EAS Hosting with Expo Web: A Developer’s Take
I recently launched the web version of my mobile app side project, built with Expo Web. Around the same time, Expo announced EAS Hosting, a…

I recently launched the web version of my mobile app side project, built with Expo Web. Around the same time, Expo announced EAS Hosting, a timely addition to their stellar developer experience (DX). As of March 23, 2025, EAS Hosting is in preview, so I’ll break down its pros and cons for Expo applications, drawing from my background as a full-stack developer. Having worked with React, Next.js, and jQuery, and hosted on Hostinger, Vercel, and Digital Ocean, I’ll compare EAS Hosting to Vercel, its closest counterpart.
Pricing Breakdown
EAS Hosting (Preview)

EAS Hosting tiers align with the broader EAS ecosystem (On-Demand, Production, Enterprise). The free tier lacks custom domains, making it impractical for production. The On-Demand plan, however, offers a low-to-no-cost entry for web apps, ideal for any projects. This pricing may change in the future, since EAS Hosting is in Preview.
Vercel

Vercel’s free tier (Hobby) delivers 100 GB bandwidth and 100 GB-hours of serverless execution, which is enough to start. The Pro plan ($20/user/month) adds 1 TB bandwidth and advanced features, scaling with overages ($150/TB). It’s straightforward and budget-friendly for most side projects.
Expo Router & Deployment
EAS Hosting is a service for quickly deploying your web projects built using Expo Router and React Native web. It seamlessly integrates with the Expo CLI, allowing you to automate the deployment of API routes, server functions, and server-side assets.
EAS Hosting shines for Expo Web projects, especially those using Expo Router. It deploys static assets, API routes, and server functions seamlessly via Expo CLI. While the docs don’t say Expo Router is “Required”, they imply it’s the sweet spot(I believe you have to use Expo Router). Bonus: the EAS Hosting Dashboard offers free request logs and analytics.
In the past I have run into issues with Vercel Deployments. Most of the time, my next.js application compiles a production build locally, but when Vercel tries to build the application, it throws an Eslint error.
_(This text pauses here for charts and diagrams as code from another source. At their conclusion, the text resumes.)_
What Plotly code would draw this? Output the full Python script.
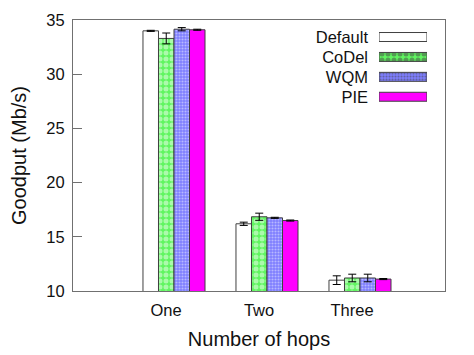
import plotly.graph_objects as go

categories = ["One", "Two", "Three"]
series = ["Default", "CoDel", "WQM", "PIE"]
values = {
    "Default": [34.0, 16.2, 11.0],
    "CoDel":   [33.3, 16.85, 11.2],
    "WQM":     [34.15, 16.75, 11.2],
    "PIE":     [34.1, 16.5, 11.1],
}
errors = {
    "Default": [0.05, 0.15, 0.4],
    "CoDel":   [0.5, 0.33, 0.35],
    "WQM":     [0.15, 0.05, 0.35],
    "PIE":     [0.05, 0.05, 0.05],
}
y_ticks = [10, 15, 20, 25, 30, 35]

styles = {
    "Default": dict(color="white", pattern=dict(shape="")),
    "CoDel": dict(color="#60f560", pattern=dict(shape=".", fgcolor="#f6fff6", size=6, solidity=0.55)),
    "WQM": dict(color="#7e7eff", pattern=dict(shape=".", fgcolor="#f2f2ff", size=3, solidity=0.4)),
    "PIE": dict(color="#ff00ff", pattern=dict(shape="")),
}

FONT = "Liberation Sans, Arial, sans-serif"
fig = go.Figure()
xs = list(range(len(categories)))
for s in series:
    st = styles[s]
    fig.add_trace(go.Bar(
        x=xs, y=values[s], name=s, showlegend=False,
        marker=dict(color=st["color"], pattern=dict(fillmode="overlay", **st["pattern"]),
                    line=dict(color="#404040", width=1)),
        error_y=dict(type="data", array=errors[s], color="black", thickness=1, width=4),
    ))

# legend drawn as a small horizontal bar chart
fig.add_trace(go.Bar(
    y=series, x=[1] * len(series), orientation="h", xaxis="x2", yaxis="y2",
    width=0.45, showlegend=False, hoverinfo="skip",
    marker=dict(
        color=[styles[s]["color"] for s in series],
        pattern=dict(
            shape=[styles[s]["pattern"].get("shape", "") for s in series],
            fgcolor=[styles[s]["pattern"].get("fgcolor", "black") for s in series],
            size=[styles[s]["pattern"].get("size", 6) for s in series],
            solidity=[styles[s]["pattern"].get("solidity", 0.5) for s in series],
            fillmode="overlay",
        ),
        line=dict(color="#404040", width=1),
    ),
))

tick_offset = -0.086
fig.update_layout(
    width=466, height=347,
    margin=dict(l=65, r=29, t=12, b=64),
    paper_bgcolor="white", plot_bgcolor="white",
    font=dict(family=FONT, size=16.5, color="#111111"),
    barmode="group", bargap=0.333, bargroupgap=0,
    xaxis=dict(
        range=[-1.086, 2.914], tickvals=[x + tick_offset for x in xs], ticktext=categories,
        showgrid=False, zeroline=False, ticks="", showline=True, linecolor="#707070",
        linewidth=1, mirror=True, ticklabelstandoff=4, automargin=False,
        title=dict(text="Number of hops", standoff=14),
    ),
    yaxis=dict(
        range=[10, 35], tickvals=y_ticks, showgrid=False, zeroline=False,
        ticks="inside", ticklen=9, tickcolor="#707070", showline=True, linecolor="#707070",
        linewidth=1, mirror=True, ticklabelstandoff=4, automargin=False,
        title=dict(text="Goodput (Mb/s)", standoff=18),
    ),
    xaxis2=dict(domain=[0.8226, 0.9516], range=[0, 1], anchor="y2", visible=False, fixedrange=True),
    yaxis2=dict(domain=[0.680, 0.974], range=[3.5, -0.5], anchor="x2", showgrid=False,
                tickmode="array", tickvals=series, ticktext=series, automargin=False,
                zeroline=False, showline=False, ticks="", ticklabelstandoff=10),
)
fig.write_html("out.html")
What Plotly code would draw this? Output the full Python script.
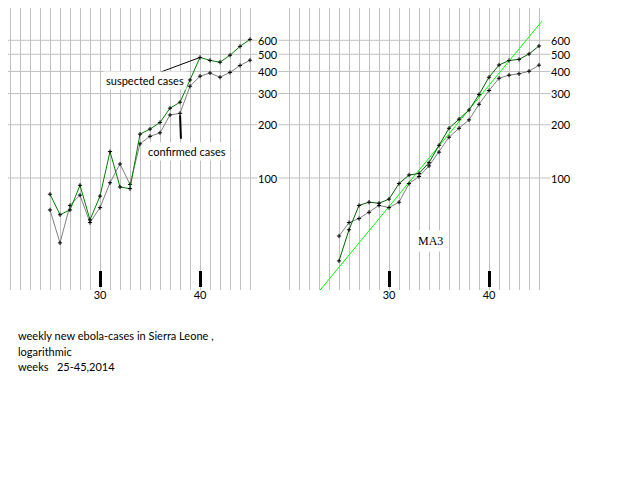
import math
import plotly.graph_objects as go

# weekly new ebola cases, Sierra Leone, weeks 25-45 2014
weeks = list(range(25, 46))
suspected = [81, 62, 66, 91, 58, 79, 141, 89, 87, 177, 189, 206, 248, 268, 358, 480, 462, 451, 494, 554, 607]
confirmed = [66, 43, 70, 80, 56, 68, 94, 120, 92, 156, 172, 180, 227, 232, 330, 376, 392, 371, 395, 432, 463]

# 3-week moving averages
ma3_suspected = [34, 51, 70, 73, 72, 76, 93, 104, 106, 122, 153, 191, 215, 242, 296, 371, 435, 461, 468, 502, 557]
ma3_confirmed = [47, 56, 59, 64, 70, 68, 73, 93, 102, 117, 140, 170, 191, 213, 261, 312, 366, 381, 388, 401, 434]

# straight trend line (exponential fit)
fit_weeks = [22.7, 45.3]
fit_cases = [21.8, 770]

y_ticks = [100, 200, 300, 400, 500, 600]
x_ticks = [30, 40]

FONT = "Lato, Liberation Sans, sans-serif"
# the page puts the plot 8px in from the corner, so work in window pixels
OFF = 8
W, H = 640 - OFF, 480 - OFF


def px(v):
    return (v - OFF) / W


def py(v):
    return 1 - (v - OFF) / H


mk = dict(symbol="cross-thin", size=3, line=dict(color="black", width=1))

fig = go.Figure()
fig.add_trace(go.Scatter(x=weeks, y=confirmed, mode="lines+markers",
                         line=dict(color="#808080", width=1), marker=mk,
                         xaxis="x", yaxis="y"))
fig.add_trace(go.Scatter(x=weeks, y=suspected, mode="lines+markers",
                         line=dict(color="#008000", width=1), marker=mk,
                         xaxis="x", yaxis="y"))
fig.add_trace(go.Scatter(x=fit_weeks, y=fit_cases, mode="lines",
                         line=dict(color="#00ff00", width=1),
                         xaxis="x2", yaxis="y2"))
fig.add_trace(go.Scatter(x=weeks, y=ma3_confirmed, mode="lines+markers",
                         line=dict(color="#808080", width=1), marker=mk,
                         xaxis="x2", yaxis="y2"))
fig.add_trace(go.Scatter(x=weeks, y=ma3_suspected, mode="lines+markers",
                         line=dict(color="#006400", width=1), marker=mk,
                         xaxis="x2", yaxis="y2"))

xa = dict(tickmode="array", tickvals=x_ticks, ticktext=[str(t) for t in x_ticks],
          ticks="inside", ticklen=16, tickwidth=3, tickcolor="black",
          showgrid=True, gridcolor="#c0c0c0", gridwidth=1,
          minor=dict(dtick=1, tick0=20, showgrid=True, gridcolor="#c0c0c0", gridwidth=1, ticks=""),
          zeroline=False, showline=False, anchor="free", position=py(287),
          tickfont=dict(family=FONT, size=11, color="black"))
ya = dict(type="log", range=[2 - 112 / 177, 2 + (178 - OFF) / 177], domain=[py(290), 1],
          showgrid=False, showticklabels=False, zeroline=False, showline=False)

# week w sits at window pixel 100 + 10*(w-30) on the left, 389 + 10*(w-30) on the right
fig.update_layout(
    width=W, height=H, margin=dict(l=0, r=0, t=0, b=0),
    paper_bgcolor="white", plot_bgcolor="white", showlegend=False,
    xaxis=dict(xa, domain=[px(OFF), px(258)], range=[30 - (100 - OFF) / 10, 30 + 158 / 10]),
    xaxis2=dict(xa, domain=[px(285), px(549)], range=[30 - 104 / 10, 30 + 160 / 10]),
    yaxis=dict(ya, anchor="x"),
    yaxis2=dict(ya, anchor="x2"),
)

# horizontal grid across both panels, with labels in white boxes
for v in y_ticks:
    fig.add_shape(type="line", xref="paper", yref="y", x0=0, x1=px(572), y0=v, y1=v,
                  line=dict(color="#c0c0c0", width=1), layer="below")
    for xl in (268, 561):
        fig.add_annotation(xref="paper", yref="y", x=px(xl), y=math.log10(v), text=str(v),
                           xanchor="center", yanchor="middle",
                           showarrow=False, bgcolor="white", borderpad=0,
                           font=dict(family=FONT, size=11, color="black"))

# pointer lines
fig.add_annotation(xref="x", yref="y", x=40, y=math.log10(suspected[weeks.index(40)]), text="",
                   showarrow=True, arrowhead=0, arrowwidth=1, arrowcolor="black",
                   ax=-43, ay=16)
fig.add_annotation(xref="x", yref="y", x=38, y=math.log10(confirmed[weeks.index(38)]), text="",
                   showarrow=True, arrowhead=0, arrowwidth=2, arrowcolor="black",
                   ax=1, ay=27, standoff=2)

labels = [("suspected cases", 145, 80), ("confirmed cases", 187, 151)]
for txt, cx, cy in labels:
    fig.add_annotation(xref="paper", yref="paper", x=px(cx), y=py(cy), text=txt,
                       xanchor="center", yanchor="middle",
                       showarrow=False, bgcolor="white", borderpad=2,
                       font=dict(family=FONT, size=11, color="black"))
fig.add_annotation(xref="paper", yref="paper", x=px(430), y=py(241), text="MA3",
                   xanchor="center", yanchor="middle",
                   showarrow=False, bgcolor="white", borderpad=3,
                   font=dict(family="Liberation Serif, serif", size=12, color="black"))

notes = [("weekly new ebola-cases in Sierra Leone ,", 335),
         ("logarithmic", 351),
         ("weeks\u00a0\u00a0 25-45,2014", 366)]
for txt, cy in notes:
    fig.add_annotation(xref="paper", yref="paper", x=px(16), y=py(cy), text=txt,
                       xanchor="left", yanchor="middle", showarrow=False,
                       font=dict(family=FONT, size=11, color="black"))

fig.write_html("out.html")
Vercel claims you can turn off Eslint for builds, but I have never gotten this feature to actually work(My Eslint issues have been in Mono-repos most of the time, this will not be an issue for most projects). Compiling and Deploying simple web applications in 2025 should be extremely easy, but this is not always the case. With EAS Hosting, compiling and deploying your web applications are super simple.
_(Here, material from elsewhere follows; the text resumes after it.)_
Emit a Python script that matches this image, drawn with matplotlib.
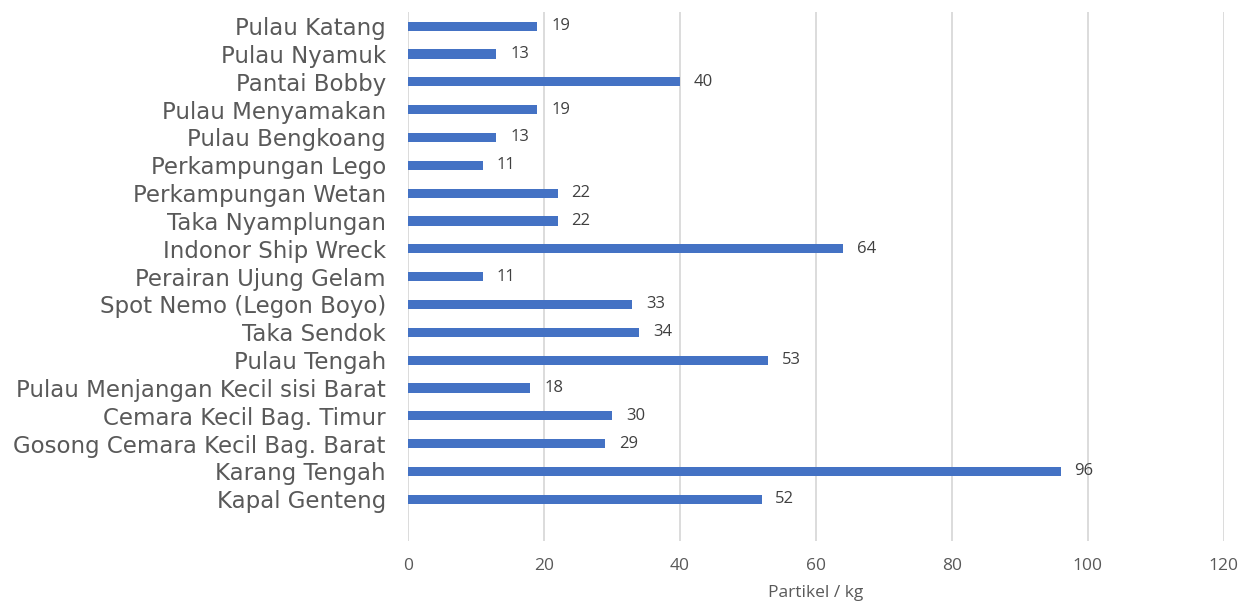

npx expo export --platform web
eas deploy
Environment Variables
Here, Vercel wins hands-down. Vercel’s dashboard lets you add environment variables per project and environment effortlessly. Expo, surprisingly, doesn’t mirror EAS’s mobile workflow (e.g., eas.json or .env.production files). Instead, EAS Hosting leans on EAS Environment Variables, manageable via CLI or expo.dev:
eas env:pull --environment development
This pulls a .env.local file, which you must delete post-deployment, a clunky local workflow. Here is a script in my package.json to get around this:
eas env:pull --environment development && npx expo export --platform web --clear && eas deploy --alias dev && rm .env.local
For CI/CD (e.g., GitHub runners), this setup shines. For local deploys? Not so much. I’d love to see eas.json integration in the future, like they do for mobile builds.
Deployment Protection
Vercel’s Deployment Protection locks preview builds to project members, prompting logins for access, a security win. EAS Hosting lacks this. Anyone with your URL can view your app. For private dev builds, this is a gap. Expo’s hinted at adding it, but there’s no timeline yet.
Conclusion
EAS Hosting shines for Expo Web side projects, even in preview. The On-Demand plan keeps production costs low, and its deployment simplicity stands out, especially against Vercel’s occasional build hiccups. Vercel leads in security and environment setup, but for side projects, those rarely matter. My app’s been live for weeks with zero downtime or performance issues, all within the EAS ecosystem at no extra cost. EAS Hosting’s developer experience keeps me hooked, though I hope they improve environment handling and add deployment protection soon.